#### SUPPLIED ENTRIES

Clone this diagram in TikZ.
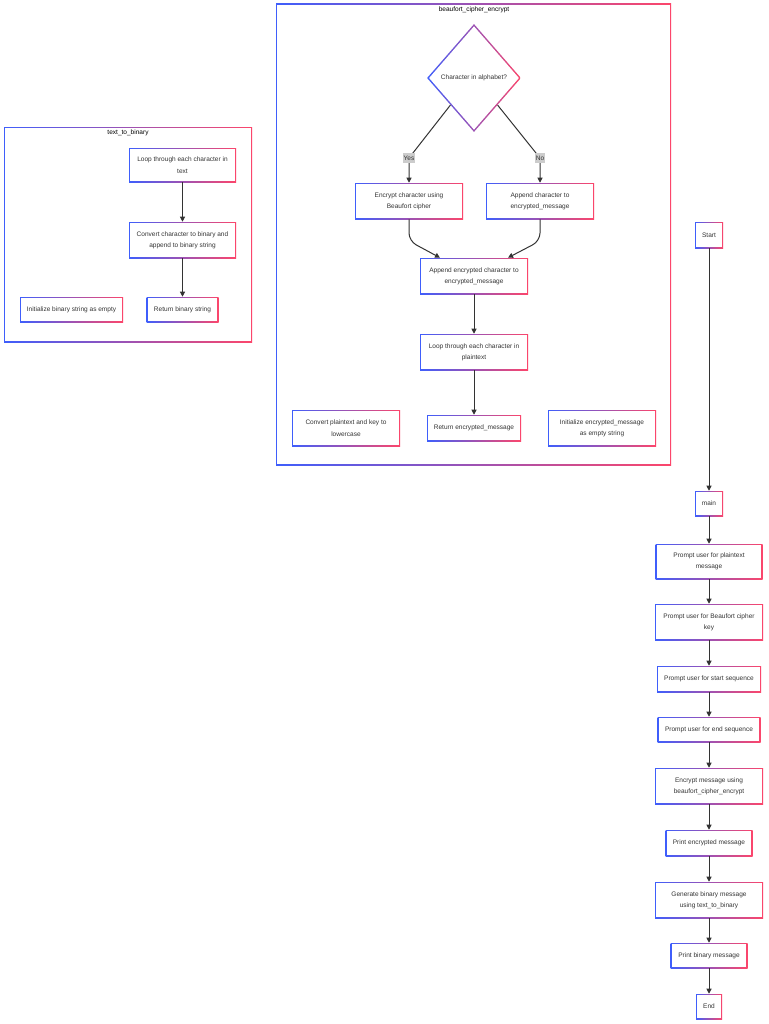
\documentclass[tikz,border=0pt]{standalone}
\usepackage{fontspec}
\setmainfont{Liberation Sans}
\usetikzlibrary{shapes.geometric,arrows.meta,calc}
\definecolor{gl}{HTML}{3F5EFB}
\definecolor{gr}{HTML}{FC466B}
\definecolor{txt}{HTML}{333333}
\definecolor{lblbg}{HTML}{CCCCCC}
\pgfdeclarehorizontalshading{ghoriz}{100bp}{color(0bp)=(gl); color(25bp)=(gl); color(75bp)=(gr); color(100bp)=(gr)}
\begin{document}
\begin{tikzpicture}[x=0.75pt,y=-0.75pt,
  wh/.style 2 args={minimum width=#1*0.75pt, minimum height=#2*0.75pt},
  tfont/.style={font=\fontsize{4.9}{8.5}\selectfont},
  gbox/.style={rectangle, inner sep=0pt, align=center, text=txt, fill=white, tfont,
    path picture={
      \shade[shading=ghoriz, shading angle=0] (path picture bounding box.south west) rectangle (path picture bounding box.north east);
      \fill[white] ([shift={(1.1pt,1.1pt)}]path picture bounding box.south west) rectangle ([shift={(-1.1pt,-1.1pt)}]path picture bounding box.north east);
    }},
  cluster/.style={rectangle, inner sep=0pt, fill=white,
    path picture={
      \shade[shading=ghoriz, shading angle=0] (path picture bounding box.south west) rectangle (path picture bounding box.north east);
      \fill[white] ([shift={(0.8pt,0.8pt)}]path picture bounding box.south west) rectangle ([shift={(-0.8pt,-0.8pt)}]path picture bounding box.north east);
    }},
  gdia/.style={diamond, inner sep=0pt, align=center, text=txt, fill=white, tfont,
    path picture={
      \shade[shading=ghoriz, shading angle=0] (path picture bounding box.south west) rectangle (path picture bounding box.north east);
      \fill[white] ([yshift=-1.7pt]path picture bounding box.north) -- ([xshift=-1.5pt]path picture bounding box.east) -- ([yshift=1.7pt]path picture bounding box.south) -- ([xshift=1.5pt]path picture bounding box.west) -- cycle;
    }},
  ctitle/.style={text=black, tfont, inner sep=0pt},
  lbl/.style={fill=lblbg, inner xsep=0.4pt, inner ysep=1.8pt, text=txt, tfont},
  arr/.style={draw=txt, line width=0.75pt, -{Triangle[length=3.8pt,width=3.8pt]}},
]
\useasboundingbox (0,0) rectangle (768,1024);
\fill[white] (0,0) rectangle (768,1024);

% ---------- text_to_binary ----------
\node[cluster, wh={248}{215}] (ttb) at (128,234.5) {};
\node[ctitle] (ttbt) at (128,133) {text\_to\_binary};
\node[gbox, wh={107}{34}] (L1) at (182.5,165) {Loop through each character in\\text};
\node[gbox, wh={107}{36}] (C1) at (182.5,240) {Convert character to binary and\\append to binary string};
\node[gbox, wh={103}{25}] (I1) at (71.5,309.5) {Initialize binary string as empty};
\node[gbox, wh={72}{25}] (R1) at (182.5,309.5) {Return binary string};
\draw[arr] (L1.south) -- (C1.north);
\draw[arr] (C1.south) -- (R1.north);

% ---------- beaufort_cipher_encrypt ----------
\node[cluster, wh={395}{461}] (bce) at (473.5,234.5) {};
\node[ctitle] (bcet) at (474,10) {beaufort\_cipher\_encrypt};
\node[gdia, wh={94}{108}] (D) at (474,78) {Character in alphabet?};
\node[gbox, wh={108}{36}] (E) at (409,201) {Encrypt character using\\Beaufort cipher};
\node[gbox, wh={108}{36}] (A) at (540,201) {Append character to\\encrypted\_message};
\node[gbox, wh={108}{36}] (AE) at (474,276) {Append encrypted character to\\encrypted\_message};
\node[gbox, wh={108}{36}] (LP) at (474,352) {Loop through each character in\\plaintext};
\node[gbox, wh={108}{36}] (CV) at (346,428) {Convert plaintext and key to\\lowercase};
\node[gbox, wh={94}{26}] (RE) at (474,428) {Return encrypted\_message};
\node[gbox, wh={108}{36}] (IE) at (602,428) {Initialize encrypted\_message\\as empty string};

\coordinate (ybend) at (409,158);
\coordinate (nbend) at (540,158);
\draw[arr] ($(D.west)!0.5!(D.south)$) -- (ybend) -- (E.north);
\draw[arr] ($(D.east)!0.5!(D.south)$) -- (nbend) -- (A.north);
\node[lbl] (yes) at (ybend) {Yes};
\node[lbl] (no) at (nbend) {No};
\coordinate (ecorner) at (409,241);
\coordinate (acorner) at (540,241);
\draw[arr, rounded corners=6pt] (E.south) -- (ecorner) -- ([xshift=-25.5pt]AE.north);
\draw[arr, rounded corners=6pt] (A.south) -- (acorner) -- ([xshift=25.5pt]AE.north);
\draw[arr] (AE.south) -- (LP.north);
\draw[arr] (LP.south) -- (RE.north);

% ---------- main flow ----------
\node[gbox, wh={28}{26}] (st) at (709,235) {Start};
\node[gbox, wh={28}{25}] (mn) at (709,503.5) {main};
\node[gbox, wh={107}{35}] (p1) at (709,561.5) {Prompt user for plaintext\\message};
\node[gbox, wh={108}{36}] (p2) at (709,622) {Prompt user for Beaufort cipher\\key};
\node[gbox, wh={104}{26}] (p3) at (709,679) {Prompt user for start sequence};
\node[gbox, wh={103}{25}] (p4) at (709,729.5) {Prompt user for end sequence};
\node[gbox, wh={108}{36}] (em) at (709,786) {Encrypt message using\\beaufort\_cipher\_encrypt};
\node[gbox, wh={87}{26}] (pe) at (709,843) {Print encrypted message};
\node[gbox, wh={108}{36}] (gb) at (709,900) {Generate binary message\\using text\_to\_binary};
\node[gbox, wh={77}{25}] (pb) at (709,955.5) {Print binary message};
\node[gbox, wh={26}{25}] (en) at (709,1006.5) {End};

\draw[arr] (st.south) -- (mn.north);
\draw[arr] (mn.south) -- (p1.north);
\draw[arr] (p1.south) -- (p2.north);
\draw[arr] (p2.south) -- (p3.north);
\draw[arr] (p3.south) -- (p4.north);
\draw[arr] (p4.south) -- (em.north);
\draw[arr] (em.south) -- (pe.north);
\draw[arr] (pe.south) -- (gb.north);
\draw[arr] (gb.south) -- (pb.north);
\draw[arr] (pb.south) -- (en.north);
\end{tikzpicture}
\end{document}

########
#### SUPPLIED ENTRIES

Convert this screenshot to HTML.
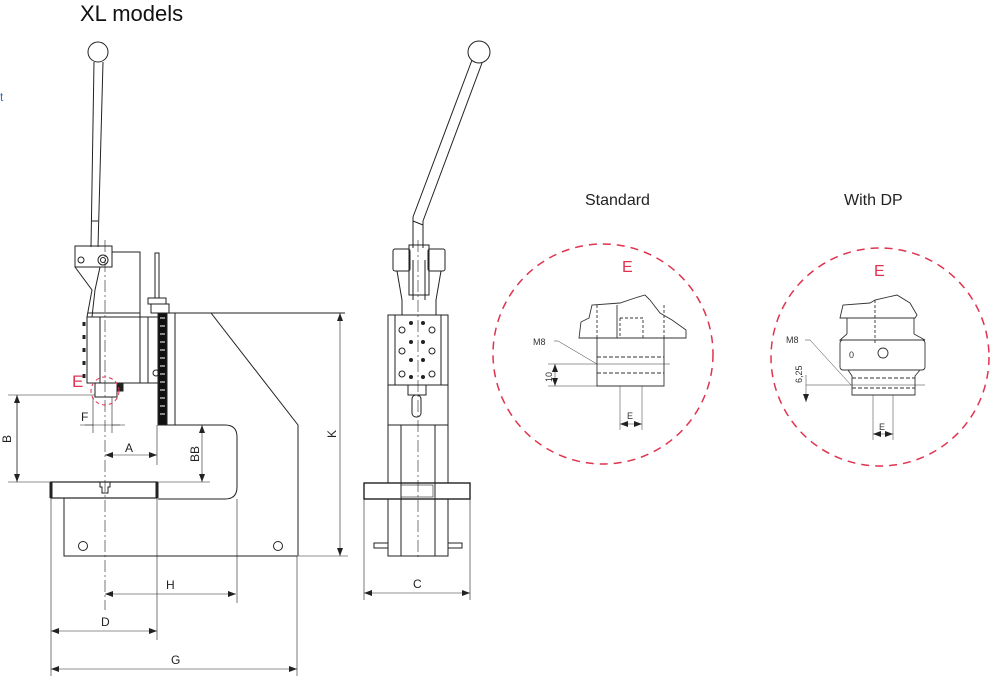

########

» **PROBLEM DETAILS**
Identify the lines of the entries containing the string "this". Copy each such line.

» **SOLUTION**
Clone this diagram in TikZ.
Convert this screenshot to HTML.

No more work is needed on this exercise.